Fire safety is a primary concern in building design, driving the need for specialized construction methods that protect people and property from the devastating effects of combustion. While standard gypsum board offers minimal resistance, certain assemblies are engineered to withstand extreme temperatures and structural stress for extended periods. These highly robust features, known as firewalls, represent a specialized approach to safety that goes far beyond the capabilities of conventional construction materials. They serve as a passive safeguard, designed to limit fire damage and maintain the integrity of a structure during an emergency.
Defining a Construction Firewall
A construction firewall is a continuous, vertical assembly built into a structure specifically to compartmentalize the building into distinct fire areas. This form of separation is designed to restrict the spread of flames, heat, and smoke for a specified duration, independent of the rest of the building’s structure. The primary objective is to create a secure boundary that prevents a fire from moving past the wall, effectively isolating the incident. This allows building occupants a regulated window of time to exit safely and provides firefighters with a more manageable area in which to suppress the blaze. The design inherently focuses on maintaining building separation even under the worst-case scenario of a partial structural collapse.
Principles of Fire Resistance
The engineering mechanics of a firewall rely on achieving specific fire resistance ratings, which are measured in hours, such as two-hour or four-hour assemblies. This rating indicates the minimum time the wall must perform its function when exposed to a standardized fire test, maintaining both its structural integrity and its ability to block the transmission of excessive heat. A defining characteristic of a true firewall is its requirement for structural independence from the adjacent construction. This means the wall must be designed to remain standing and fully functional even if the structural framing on the fire-exposed side completely fails and collapses.
To achieve these rigorous ratings, firewalls are typically constructed using materials like reinforced concrete, masonry, or specialized, heavy-duty gypsum wallboard assemblies. A four-hour rating often necessitates a significant thickness, such as eight inches of concrete or a multi-layer arrangement of fire-rated gypsum panels on steel studs. The sheer mass and specific composition of these materials absorb heat and delay the temperature rise on the unexposed side, which is the mechanism that prevents spontaneous ignition of materials in the adjacent fire area. The combination of material science and structural design ensures the firewall acts as a fixed line of defense against thermal and mechanical failure.
Differentiating Firewalls from Other Assemblies
It is common for the public to confuse a true firewall with other, less robust fire-rated assemblies used within buildings, such as fire barriers and fire partitions. A fire barrier is a continuous wall that is also fire-rated but is not required to be structurally independent from the surrounding building frame. Fire barriers are often used to separate different occupancies within a single structure, such as offices from retail space, and they may not need to extend completely through the roof structure. They serve an important function in limiting fire spread, but their performance expectation is less severe than that of a firewall.

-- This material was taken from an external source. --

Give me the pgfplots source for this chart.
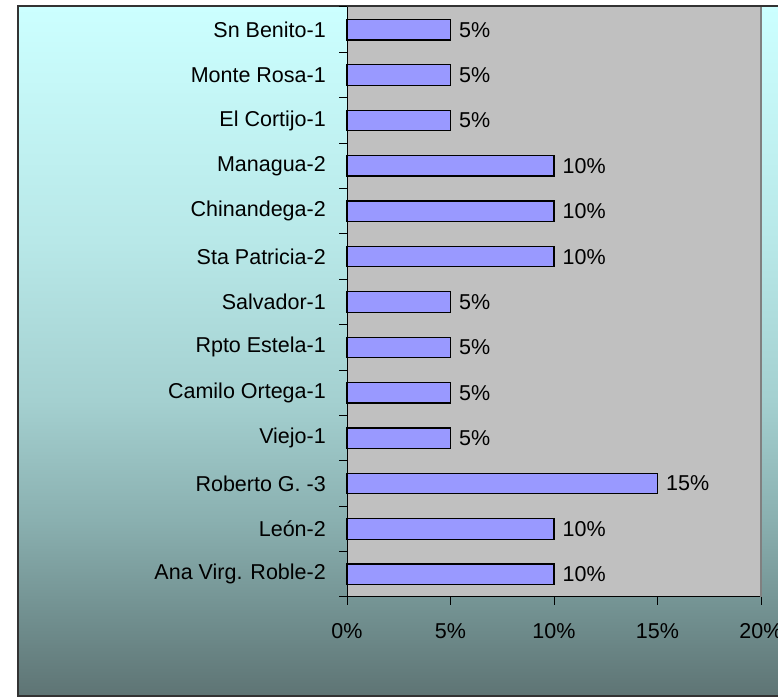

Fire partitions represent an even lower level of fire resistance, typically carrying a one-hour rating and generally used for non-load-bearing walls like those between residential units or corridors. Unlike firewalls, fire partitions typically do not require the same degree of through-roof extension or the rigorous structural independence. Understanding this regulatory hierarchy is important because only the firewall is specifically mandated to survive a full building collapse on one side and maintain the separation of the structure. The specific requirements for each assembly are detailed in building codes based on their intended function and the severity of the expected fire exposure.
Common Placement and Code Mandates
Building codes, primarily the International Building Code (IBC) and International Residential Code (IRC), govern the mandatory placement of firewalls to manage risk in specific building types and locations. One of the most common applications is in residential structures, where firewalls are required to separate attached dwelling units, such as townhomes or duplexes. This separation ensures that a fire starting in one unit cannot easily spread to the adjacent property, thereby protecting the neighboring residents and limiting the scope of the damage. For example, a common wall between townhouses must be a continuous assembly extending from the foundation up through the roof to provide complete area separation.
Firewalls are also mandated for area separation in large commercial or industrial buildings to subdivide the overall floor area into smaller, more manageable fire zones. This is particularly relevant in structures like warehouses or manufacturing plants where large open spaces and high-hazard materials are present. A specialized application involves zero lot line construction, where the firewall is built directly on the property line to protect the adjacent structure from exposure to fire. This construction allows for maximum land use while maintaining the necessary safety buffer between buildings.
Maintaining the integrity of the wall requires diligent attention to all points where systems penetrate the assembly, known as through-penetration protection. Every pipe, duct, conduit, or cable that passes through the firewall must be sealed using specialized fire-stopping materials to prevent fire and smoke from traveling through the opening. These materials, often mastics or collars that expand when heated, are designed to match the fire rating of the wall itself. Without this specific sealing, even a small opening can compromise the entire safety system, rendering the expensive and robust firewall ineffective.